╔══

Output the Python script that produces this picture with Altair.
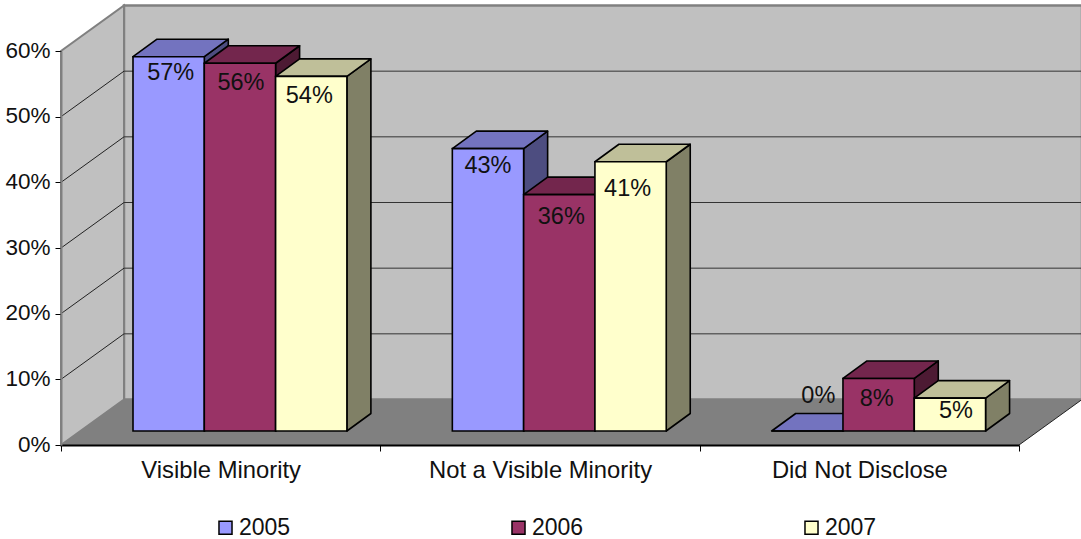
import altair as alt
import pandas as pd

categories = ["Visible Minority", "Not a Visible Minority", "Did Not Disclose"]
years = ["2005", "2006", "2007"]
values_2005 = [57, 43, 0]
values_2006 = [56, 36, 8]
values_2007 = [54, 41, 5]
series_values = {"2005": values_2005, "2006": values_2006, "2007": values_2007}
front_colors = ["#9999FF", "#993366", "#FFFFCC"]
top_colors = ["#7373BF", "#73264D", "#BFBF99"]
side_colors = ["#4D4D80", "#4D1A33", "#808066"]
y_ticks = [0, 10, 20, 30, 40, 50, 60]
FONT = "Liberation Sans"

# Plot scale: one x unit is a category, one y unit is a percentage point.
PX_X = 319.33
PX_Y = 6.567

# Oblique projection of the box: wall depth and bar depth, in data units.
WALL_DX = 63 / PX_X
WALL_DY = 45.5 / PX_Y
BAR_DX = 24 / PX_X
BAR_DY = 17.5 / PX_Y
BAR_LIFT = 14 / PX_Y
BAR_W = 71.3 / PX_X
BAR_GAP = 72 / PX_X

# Hand placement of the value labels, in pixels relative to the bar's top centre.
label_nudge = {
    "2005": [(2, 16), (0, 17), (11, -35)],
    "2006": [(1, 20), (2, 22), (-2, 21)],
    "2007": [(-2, 20), (-3, 27), (6, 13)],
}

x_scale = alt.Scale(domain=[0, 3], nice=False, zero=False)
y_scale = alt.Scale(domain=[0, 60], nice=False, zero=False)

# Every layer carries the same axis definitions so they merge into one pair.
x_axis = alt.Axis(
    values=[0, 0.5, 1, 1.5, 2, 2.5, 3],
    labelExpr=(
        f"datum.value == 0.5 ? '{categories[0]}' : datum.value == 1.5 ? '{categories[1]}'"
        f" : datum.value == 2.5 ? '{categories[2]}' : ''"
    ),
    domainColor="black", domainWidth=2, tickColor="black", tickWidth=1, tickSize=6,
    tickOpacity=alt.expr("datum.value % 1 == 0 ? 1 : 0"),
    grid=False, labelFont=FONT, labelFontSize=23.8, labelColor="#111111", labelLimit=500,
    labelPadding=7, labelAngle=0, labelOverlap=False, labelFlush=False, zindex=1,
)
y_axis = alt.Axis(
    values=y_ticks, labelExpr="datum.value + '%'",
    domainColor="#808080", domainWidth=2, tickColor="black", tickWidth=1, tickSize=6,
    grid=False, labelFont=FONT, labelFontSize=22.5, labelColor="#111111",
    labelPadding=5, labelOffset=-1, zindex=1,
)


def qx(field="x"):
    return alt.X(f"{field}:Q", scale=x_scale, axis=x_axis, title=None)


def qy(field="y"):
    return alt.Y(f"{field}:Q", scale=y_scale, axis=y_axis, title=None)


def bar_rows(year_index):
    year = years[year_index]
    rows = []
    for cat_index, value in enumerate(series_values[year]):
        x0 = cat_index + BAR_GAP + year_index * BAR_W
        rows.append({
            "category": categories[cat_index], "year": year, "value": value,
            "x0": x0, "x1": x0 + BAR_W,
            "base": BAR_LIFT, "top": value + BAR_LIFT,
            "label": f"{value}%",
            "lx": x0 + BAR_W / 2 + label_nudge[year][cat_index][0] / PX_X,
            "ly": value + BAR_LIFT - label_nudge[year][cat_index][1] / PX_Y,
        })
    return rows


def side_face(rows, color):
    pts = []
    for r in rows:
        pts.append({"c": r["category"], "x": r["x1"], "y": r["top"], "y2": r["base"]})
        pts.append({"c": r["category"], "x": r["x1"] + BAR_DX, "y": r["top"] + BAR_DY, "y2": r["base"] + BAR_DY})
    return alt.Chart(pd.DataFrame(pts)).mark_area(
        color=color, stroke="black", strokeWidth=1.6, strokeJoin="round"
    ).encode(x=qx(), y=qy(), y2="y2:Q", detail="c:N")


def top_face(rows, color):
    pts = []
    for r in rows:
        pts.append({"c": r["category"], "y": r["top"], "x": r["x0"], "x2": r["x1"]})
        pts.append({"c": r["category"], "y": r["top"] + BAR_DY, "x": r["x0"] + BAR_DX, "x2": r["x1"] + BAR_DX})
    return alt.Chart(pd.DataFrame(pts)).mark_area(
        color=color, stroke="black", strokeWidth=1.6, strokeJoin="round", orient="horizontal"
    ).encode(y=qy(), x=qx(), x2="x2:Q", detail="c:N")


def front_face(rows):
    return alt.Chart(pd.DataFrame(rows)).mark_rect(stroke="black", strokeWidth=1.6).encode(
        x=qx("x0"), x2="x1:Q", y=qy("base"), y2="top:Q",
        color=alt.Color(
            "year:N",
            scale=alt.Scale(domain=years, range=front_colors),
            legend=alt.Legend(
                title=None, orient="none", direction="horizontal", columns=3,
                legendX=153, legendY=465, columnPadding=216, symbolType="square",
                symbolSize=170, symbolStrokeColor="black", symbolStrokeWidth=1.5,
                symbolOpacity=1, labelFont=FONT, labelFontSize=23, labelColor="#111111",
                labelOffset=2, padding=0,
            ),
        ),
    )


# Walls and floor of the box
wall_right = 3 + WALL_DX
back_wall = alt.Chart(pd.DataFrame([{
    "x": WALL_DX, "x2": wall_right, "y": WALL_DY, "y2": 60 + WALL_DY,
}])).mark_rect(color="#C0C0C0", stroke="#808080", strokeWidth=2.5).encode(
    x=qx(), x2="x2:Q", y=qy(), y2="y2:Q",
)

left_wall = alt.Chart(pd.DataFrame([
    {"x": 0, "y": 0, "y2": 60},
    {"x": WALL_DX, "y": WALL_DY, "y2": 60 + WALL_DY},
])).mark_area(color="#C0C0C0", stroke="#808080", strokeWidth=2).encode(
    x=qx(), y=qy(), y2="y2:Q"
)

floor = alt.Chart(pd.DataFrame([
    {"y": 0, "x": 0, "x2": 3},
    {"y": WALL_DY, "x": WALL_DX, "x2": wall_right},
])).mark_area(color="#808080", orient="horizontal").encode(
    y=qy(), x=qx(), x2="x2:Q"
)

# Gridlines run along the back wall and fold down the left wall
back_grid = alt.Chart(pd.DataFrame([
    {"x": WALL_DX, "x2": wall_right, "y": t + WALL_DY} for t in y_ticks[1:-1]
])).mark_rule(color="#333333", strokeWidth=1).encode(x=qx(), x2="x2:Q", y=qy())

left_points = []
for t in y_ticks[1:-1]:
    left_points.append({"t": t, "x": 0, "y": t})
    left_points.append({"t": t, "x": WALL_DX, "y": t + WALL_DY})
left_grid = alt.Chart(pd.DataFrame(left_points)).mark_line(color="#222222", strokeWidth=1).encode(
    x=qx(), y=qy(), detail="t:N"
)

floor_edge = alt.Chart(pd.DataFrame([
    {"x": 3, "y": 0},
    {"x": wall_right, "y": WALL_DY},
])).mark_line(color="#222222", strokeWidth=1).encode(x=qx(), y=qy())

layers = [back_wall, left_wall, floor, back_grid, left_grid, floor_edge]
all_rows = []
# Series are painted left to right so each bar overlaps its neighbour's side face.
for i in range(len(years)):
    rows = bar_rows(i)
    all_rows.extend(rows)
    layers += [side_face(rows, side_colors[i]), top_face(rows, top_colors[i]), front_face(rows)]

value_labels = alt.Chart(pd.DataFrame(all_rows)).mark_text(
    font=FONT, fontSize=23.5, color="#111111", baseline="middle", align="center"
).encode(x=qx("lx"), y=qy("ly"), text="label:N")
layers.append(value_labels)

chart = alt.layer(*layers).properties(
    width=958,
    height=394,
    padding={"left": 61, "top": 51, "right": 62, "bottom": 94},
    autosize=alt.AutoSizeParams(type="none"),
    background="white",
).configure_view(stroke=None)

chart.save("out.html", embed_options={"renderer": "svg", "actions": False})
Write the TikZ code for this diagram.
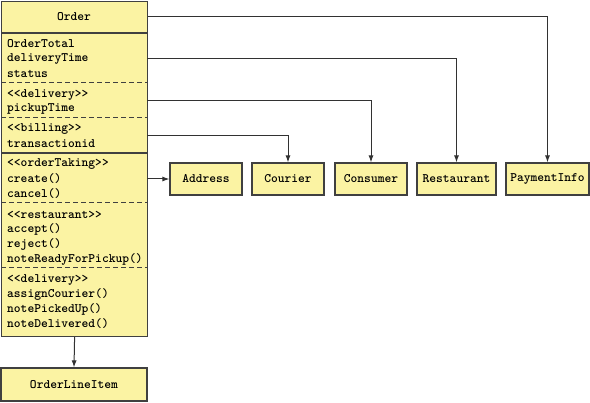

╚══

• **Description of the task**
Pictures stay out; reproduce every line of the records exactly.

• **Exercise response**
Output the Python script that produces this picture with Altair.
import altair as alt
import pandas as pd

categories = ["Visible Minority", "Not a Visible Minority", "Did Not Disclose"]
years = ["2005", "2006", "2007"]
values_2005 = [57, 43, 0]
values_2006 = [56, 36, 8]
values_2007 = [54, 41, 5]
series_values = {"2005": values_2005, "2006": values_2006, "2007": values_2007}
front_colors = ["#9999FF", "#993366", "#FFFFCC"]
top_colors = ["#7373BF", "#73264D", "#BFBF99"]
side_colors = ["#4D4D80", "#4D1A33", "#808066"]
y_ticks = [0, 10, 20, 30, 40, 50, 60]
FONT = "Liberation Sans"

# Plot scale: one x unit is a category, one y unit is a percentage point.
PX_X = 319.33
PX_Y = 6.567

# Oblique projection of the box: wall depth and bar depth, in data units.
WALL_DX = 63 / PX_X
WALL_DY = 45.5 / PX_Y
BAR_DX = 24 / PX_X
BAR_DY = 17.5 / PX_Y
BAR_LIFT = 14 / PX_Y
BAR_W = 71.3 / PX_X
BAR_GAP = 72 / PX_X

# Hand placement of the value labels, in pixels relative to the bar's top centre.
label_nudge = {
    "2005": [(2, 16), (0, 17), (11, -35)],
    "2006": [(1, 20), (2, 22), (-2, 21)],
    "2007": [(-2, 20), (-3, 27), (6, 13)],
}

x_scale = alt.Scale(domain=[0, 3], nice=False, zero=False)
y_scale = alt.Scale(domain=[0, 60], nice=False, zero=False)

# Every layer carries the same axis definitions so they merge into one pair.
x_axis = alt.Axis(
    values=[0, 0.5, 1, 1.5, 2, 2.5, 3],
    labelExpr=(
        f"datum.value == 0.5 ? '{categories[0]}' : datum.value == 1.5 ? '{categories[1]}'"
        f" : datum.value == 2.5 ? '{categories[2]}' : ''"
    ),
    domainColor="black", domainWidth=2, tickColor="black", tickWidth=1, tickSize=6,
    tickOpacity=alt.expr("datum.value % 1 == 0 ? 1 : 0"),
    grid=False, labelFont=FONT, labelFontSize=23.8, labelColor="#111111", labelLimit=500,
    labelPadding=7, labelAngle=0, labelOverlap=False, labelFlush=False, zindex=1,
)
y_axis = alt.Axis(
    values=y_ticks, labelExpr="datum.value + '%'",
    domainColor="#808080", domainWidth=2, tickColor="black", tickWidth=1, tickSize=6,
    grid=False, labelFont=FONT, labelFontSize=22.5, labelColor="#111111",
    labelPadding=5, labelOffset=-1, zindex=1,
)


def qx(field="x"):
    return alt.X(f"{field}:Q", scale=x_scale, axis=x_axis, title=None)


def qy(field="y"):
    return alt.Y(f"{field}:Q", scale=y_scale, axis=y_axis, title=None)


def bar_rows(year_index):
    year = years[year_index]
    rows = []
    for cat_index, value in enumerate(series_values[year]):
        x0 = cat_index + BAR_GAP + year_index * BAR_W
        rows.append({
            "category": categories[cat_index], "year": year, "value": value,
            "x0": x0, "x1": x0 + BAR_W,
            "base": BAR_LIFT, "top": value + BAR_LIFT,
            "label": f"{value}%",
            "lx": x0 + BAR_W / 2 + label_nudge[year][cat_index][0] / PX_X,
            "ly": value + BAR_LIFT - label_nudge[year][cat_index][1] / PX_Y,
        })
    return rows


def side_face(rows, color):
    pts = []
    for r in rows:
        pts.append({"c": r["category"], "x": r["x1"], "y": r["top"], "y2": r["base"]})
        pts.append({"c": r["category"], "x": r["x1"] + BAR_DX, "y": r["top"] + BAR_DY, "y2": r["base"] + BAR_DY})
    return alt.Chart(pd.DataFrame(pts)).mark_area(
        color=color, stroke="black", strokeWidth=1.6, strokeJoin="round"
    ).encode(x=qx(), y=qy(), y2="y2:Q", detail="c:N")


def top_face(rows, color):
    pts = []
    for r in rows:
        pts.append({"c": r["category"], "y": r["top"], "x": r["x0"], "x2": r["x1"]})
        pts.append({"c": r["category"], "y": r["top"] + BAR_DY, "x": r["x0"] + BAR_DX, "x2": r["x1"] + BAR_DX})
    return alt.Chart(pd.DataFrame(pts)).mark_area(
        color=color, stroke="black", strokeWidth=1.6, strokeJoin="round", orient="horizontal"
    ).encode(y=qy(), x=qx(), x2="x2:Q", detail="c:N")


def front_face(rows):
    return alt.Chart(pd.DataFrame(rows)).mark_rect(stroke="black", strokeWidth=1.6).encode(
        x=qx("x0"), x2="x1:Q", y=qy("base"), y2="top:Q",
        color=alt.Color(
            "year:N",
            scale=alt.Scale(domain=years, range=front_colors),
            legend=alt.Legend(
                title=None, orient="none", direction="horizontal", columns=3,
                legendX=153, legendY=465, columnPadding=216, symbolType="square",
                symbolSize=170, symbolStrokeColor="black", symbolStrokeWidth=1.5,
                symbolOpacity=1, labelFont=FONT, labelFontSize=23, labelColor="#111111",
                labelOffset=2, padding=0,
            ),
        ),
    )


# Walls and floor of the box
wall_right = 3 + WALL_DX
back_wall = alt.Chart(pd.DataFrame([{
    "x": WALL_DX, "x2": wall_right, "y": WALL_DY, "y2": 60 + WALL_DY,
}])).mark_rect(color="#C0C0C0", stroke="#808080", strokeWidth=2.5).encode(
    x=qx(), x2="x2:Q", y=qy(), y2="y2:Q",
)

left_wall = alt.Chart(pd.DataFrame([
    {"x": 0, "y": 0, "y2": 60},
    {"x": WALL_DX, "y": WALL_DY, "y2": 60 + WALL_DY},
])).mark_area(color="#C0C0C0", stroke="#808080", strokeWidth=2).encode(
    x=qx(), y=qy(), y2="y2:Q"
)

floor = alt.Chart(pd.DataFrame([
    {"y": 0, "x": 0, "x2": 3},
    {"y": WALL_DY, "x": WALL_DX, "x2": wall_right},
])).mark_area(color="#808080", orient="horizontal").encode(
    y=qy(), x=qx(), x2="x2:Q"
)

# Gridlines run along the back wall and fold down the left wall
back_grid = alt.Chart(pd.DataFrame([
    {"x": WALL_DX, "x2": wall_right, "y": t + WALL_DY} for t in y_ticks[1:-1]
])).mark_rule(color="#333333", strokeWidth=1).encode(x=qx(), x2="x2:Q", y=qy())

left_points = []
for t in y_ticks[1:-1]:
    left_points.append({"t": t, "x": 0, "y": t})
    left_points.append({"t": t, "x": WALL_DX, "y": t + WALL_DY})
left_grid = alt.Chart(pd.DataFrame(left_points)).mark_line(color="#222222", strokeWidth=1).encode(
    x=qx(), y=qy(), detail="t:N"
)

floor_edge = alt.Chart(pd.DataFrame([
    {"x": 3, "y": 0},
    {"x": wall_right, "y": WALL_DY},
])).mark_line(color="#222222", strokeWidth=1).encode(x=qx(), y=qy())

layers = [back_wall, left_wall, floor, back_grid, left_grid, floor_edge]
all_rows = []
# Series are painted left to right so each bar overlaps its neighbour's side face.
for i in range(len(years)):
    rows = bar_rows(i)
    all_rows.extend(rows)
    layers += [side_face(rows, side_colors[i]), top_face(rows, top_colors[i]), front_face(rows)]

value_labels = alt.Chart(pd.DataFrame(all_rows)).mark_text(
    font=FONT, fontSize=23.5, color="#111111", baseline="middle", align="center"
).encode(x=qx("lx"), y=qy("ly"), text="label:N")
layers.append(value_labels)

chart = alt.layer(*layers).properties(
    width=958,
    height=394,
    padding={"left": 61, "top": 51, "right": 62, "bottom": 94},
    autosize=alt.AutoSizeParams(type="none"),
    background="white",
).configure_view(stroke=None)

chart.save("out.html", embed_options={"renderer": "svg", "actions": False})
Write the TikZ code for this diagram.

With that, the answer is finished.